Just recalled that you also worked with Abbyy OCR, @gasyoun.

Yes, since 2002.

https://www.youtube.com/watch?v=oXH65ISgZRo and https://www.youtube.com/c/MarcisGasuns/search?query=abbyy

of course, having english text suits some people-- but there would be many people who might like to have the native language text as is.

Agree

Andhrabharati commented 2 years ago

@funderburkjim

I had finished filling Greek strings in BUR few days back and just waiting for you to be free from the MBh. linking task.

Here are the lines (wrt csl-orig file) as we discussed earlier (above), and hope you won't be facing much issues in using this data.

BUR greek string lines (csl-org) filled.txt

I just like to suggest that you handle the ; commented ones first.

Andhrabharati commented 2 years ago

There are NO ls candidates in BUR, but quite many abbr candidates are there.

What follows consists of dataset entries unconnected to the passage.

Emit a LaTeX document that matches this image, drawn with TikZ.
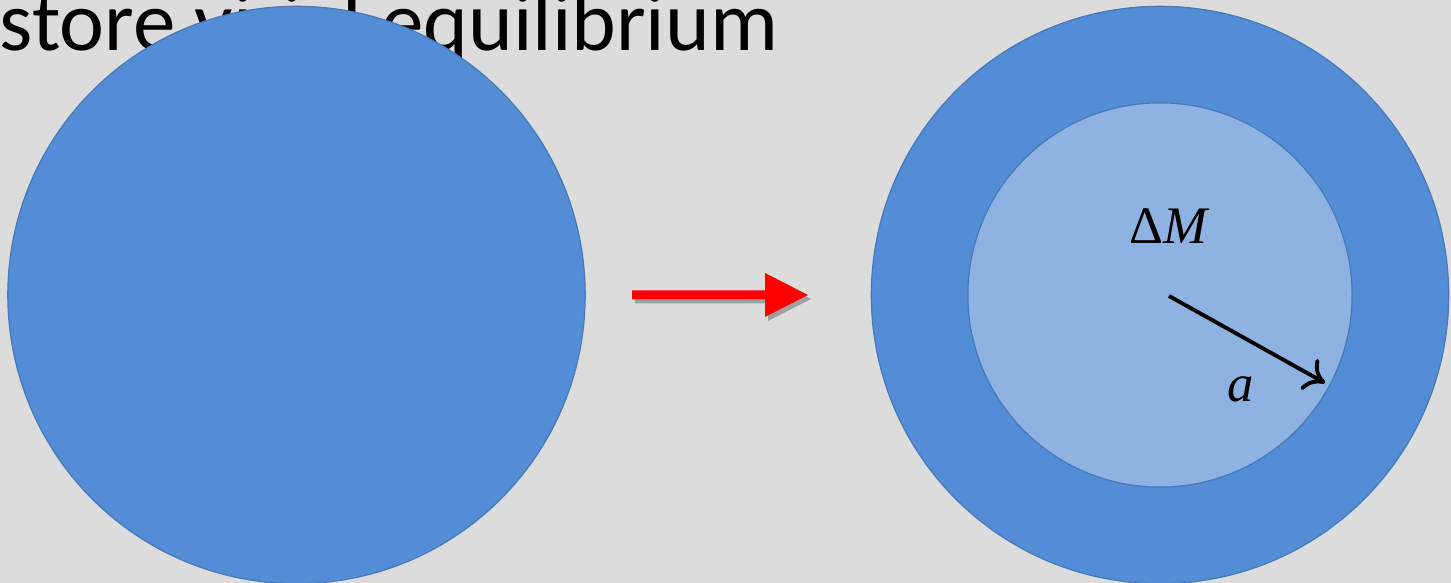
\documentclass[tikz,border=0pt]{standalone}
\usepackage{fontspec}
\setmainfont{Liberation Serif}
\newfontfamily\titlefont{Carlito}
\usetikzlibrary{arrows.meta,calc}
\definecolor{bgray}{RGB}{220,220,220}
\definecolor{ballblue}{RGB}{83,141,213}
\definecolor{balledge}{RGB}{72,122,186}
\definecolor{coreblue}{RGB}{142,179,226}
\definecolor{shadowgray}{RGB}{160,160,160}
\tikzset{
  ball/.style={circle, draw=balledge, line width=0.35pt, fill=ballblue, inner sep=0pt},
  core/.style={circle, draw=balledge, line width=0.35pt, fill=coreblue, inner sep=0pt},
  mathlabel/.style={inner sep=0pt, font=\fontsize{15}{18}\selectfont},
}
\begin{document}
\begin{tikzpicture}[x=0.01cm, y=-0.01cm]
  % canvas
  \fill[bgray] (0,0) rectangle (1451,583);
  \useasboundingbox (0,0) rectangle (1451,583);

  % heading, partly hidden behind the left sphere
  \node[anchor=base west, inner sep=0pt, font=\titlefont\fontsize{24.2}{29}\selectfont]
    (heading) at (-1,51) {store virial equilibrium};

  % sphere before collapse
  \node[ball, minimum size=5.77cm] (before) at (296.5,295) {};

  % red transition arrow with drop shadow
  \coordinate (tail) at (632,295);
  \coordinate (shadowtail) at ($(tail)+(3,4)$);
  \fill[shadowgray] (shadowtail) ++(0,-4.5) -- ++(133,0) -- ++(0,-17.5) -- ++(43,22)
      -- ++(-43,22) -- ++(0,-17.5) -- ++(-133,0) -- cycle;
  \fill[red] (tail) ++(0,-4.5) -- ++(133,0) -- ++(0,-17.5) -- ++(43,22)
      -- ++(-43,22) -- ++(0,-17.5) -- ++(-133,0) -- cycle;

  % sphere after collapse, with its core
  \node[ball, minimum size=5.77cm] (after) at (1160,295) {};
  \node[core, minimum size=3.84cm] (inner) at (1160,295) {};

  % radius of the core
  \coordinate (rstart) at (1169,296);
  \coordinate (rend) at (1325,383);
  \draw[line width=1.1pt, -{To[length=5.5pt, width=10pt]}] (rstart) -- (rend);

  \node[mathlabel] (mass) at (1168,226) {Δ{\itshape M}};
  \node[mathlabel, anchor=base] (radius) at (1241,402) {\itshape a};
\end{tikzpicture}
\end{document}
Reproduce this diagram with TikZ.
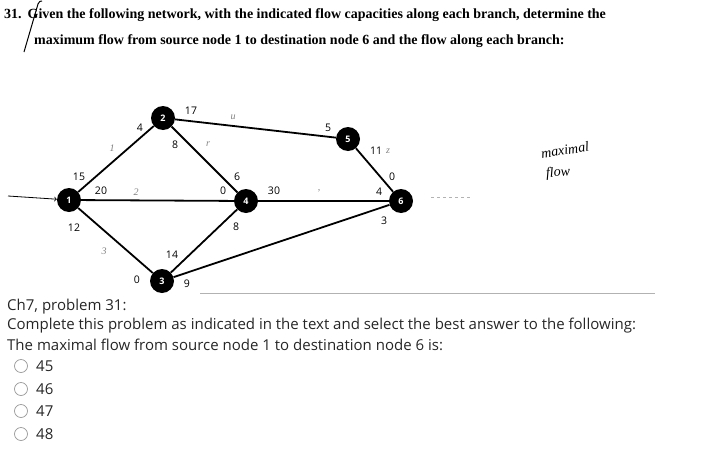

Here is the list that covers most of them. BUR abbr. list.txt [The count is more than double the existing CDSL file markings.]

And here are the language abbr. items that could be tagged first, and expanded. BUR language tags.txt

Andhrabharati commented 2 years ago

As I am doubting if you would be interested to do any further changes, not posting my full observations, but only giving some global corrections (just in case you like to correct them) below- BUR corrections.txt

Andhrabharati commented 2 years ago

One final comment before I move on to some other work-

There are quite many grouped entries in this work as well (marked with et, au, ',' or otherwise), and these could be handled as done in MW. [I had earlier suggested doing the same in few other works also, but nothing has happened in that front so far.]

funderburkjim commented 2 years ago

@Andhrabharati From first look at your greek text lines, the form should be readily useable. Will let you know when this is incorporated into bur.txt.

Andhrabharati commented 2 years ago

Here is my full BUR file, for whatever use/worth it has to the cdsl team-- bur (AB ver.) -v2.txt

gasyoun commented 2 years ago

full BUR file

@funderburkjim did you had a chance to take an eye on it ever since?